Le Chant du nouvel empire allemand (das Lied vom neuen deutschen Reich) a valu à son auteur, M. de Redwitz, les remercîmens et les félicitations empressées des plus grands personnages. Ce chant, qui remplit un volume de près de 300 pages, a fait événement.
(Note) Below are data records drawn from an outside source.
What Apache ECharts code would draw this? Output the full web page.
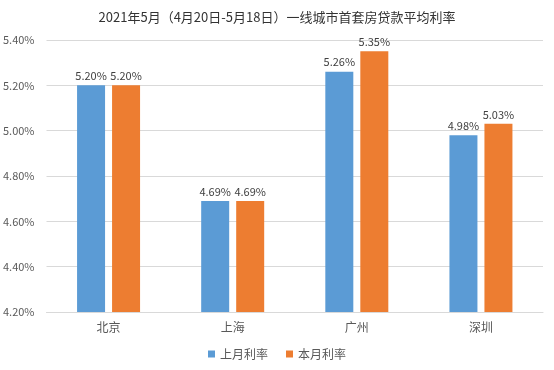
<!DOCTYPE html>
<html><head><meta charset="utf-8">
<script src="https://cdn.jsdelivr.net/npm/echarts@6/dist/echarts.min.js"></script>
<style>html,body{margin:0;padding:0;background:#fff}#c{width:554px;height:370px}</style>
</head><body><div id="c"></div>
<script>
const titleText = '2021年5月（4月20日-5月18日）一线城市首套房贷款平均利率';
const categories = ['北京', '上海', '广州', '深圳'];
const lastMonth = [5.20, 4.69, 5.26, 4.98];
const thisMonth = [5.20, 4.69, 5.35, 5.03];
const seriesNames = ['上月利率', '本月利率'];
const font = '"Microsoft YaHei","Noto Sans CJK SC",sans-serif';
const chart = echarts.init(document.getElementById('c'), null, {renderer: 'canvas'});
const lbl = {show: true, position: 'top', distance: 4, color: '#404040', fontSize: 11, fontFamily: font,
  formatter: p => p.value.toFixed(2) + '%'};
chart.setOption({
  animation: false,
  textStyle: {fontFamily: font},
  title: {text: titleText, left: 'center', top: 6,
    textStyle: {fontSize: 13, fontWeight: 'normal', color: '#333', fontFamily: font}},
  legend: {bottom: 5, left: 'center', itemWidth: 7, itemHeight: 7, itemGap: 18, icon: 'rect',
    textStyle: {fontSize: 12, color: '#595959', fontFamily: font}, data: seriesNames},
  grid: {left: 44, right: 11, top: 40, bottom: 58},
  xAxis: {type: 'category', data: categories,
    axisLine: {lineStyle: {color: '#d9d9d9'}}, axisTick: {show: false},
    axisLabel: {color: '#595959', fontSize: 12, margin: 9, fontFamily: font}},
  yAxis: {type: 'value', min: 4.2, max: 5.4, interval: 0.2,
    axisLine: {show: false}, axisTick: {show: false},
    splitLine: {lineStyle: {color: '#d9d9d9'}},
    axisLabel: {color: '#595959', fontSize: 11, margin: 12, fontFamily: font,
      formatter: v => v.toFixed(2) + '%'}},
  series: [
    {name: seriesNames[0], type: 'bar', data: lastMonth, barWidth: 28, barGap: '25%',
      itemStyle: {color: '#5b9bd5'}, label: lbl},
    {name: seriesNames[1], type: 'bar', data: thisMonth, barWidth: 28, barGap: '25%',
      itemStyle: {color: '#ed7d31'}, label: lbl}
  ]
});
</script></body></html>
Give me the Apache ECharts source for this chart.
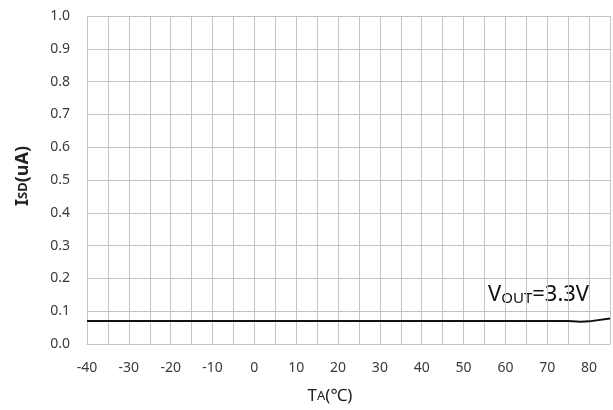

M. de Redwitz est un fervent catholique, et il semblait qu’en sa personne l’église faisait adhésion à l’empire, rendait hommage à l’empereur. « O roi Guillaume ! s’écriait le poète, ô noble et héroïque vieillard, pour toi retentissent mes louanges, tu as subjugué mon cœur ; ses glaces ont fondu au soleil de tes exploits. » Malheureusement il s’est trouvé que M. de Redwitz ne parlait qu’en son propre nom, qu’il n’avait reçu de mandat ni des rédacteurs de la Germania, ni de MM. de Mallinckrodt, Windthorst et de Reichensperger, ni d’aucune des perles de ce terrible centre droit que M. de Bismarck rabrouait naguère si vertement. Cela diminue un peu l’importance politique du Chant du nouvel empire allemand. Ce n’est pas le manifeste d’un parti qui se rallie, c’est le transport lyrique d’une âme tendre et peut-être imprévoyante, qui n’a pas su résister à son enthousiasme, qui, pareille à la sainte pécheresse, est venue répandre un vase de parfums sur des pieds adorés. L’enthousiasme nuit quelquefois à la discipline. Peut-être M. de Redwitz s’est-il trop hâté, mais nous n’avons aucune raison de croire qu’il se repente de rien.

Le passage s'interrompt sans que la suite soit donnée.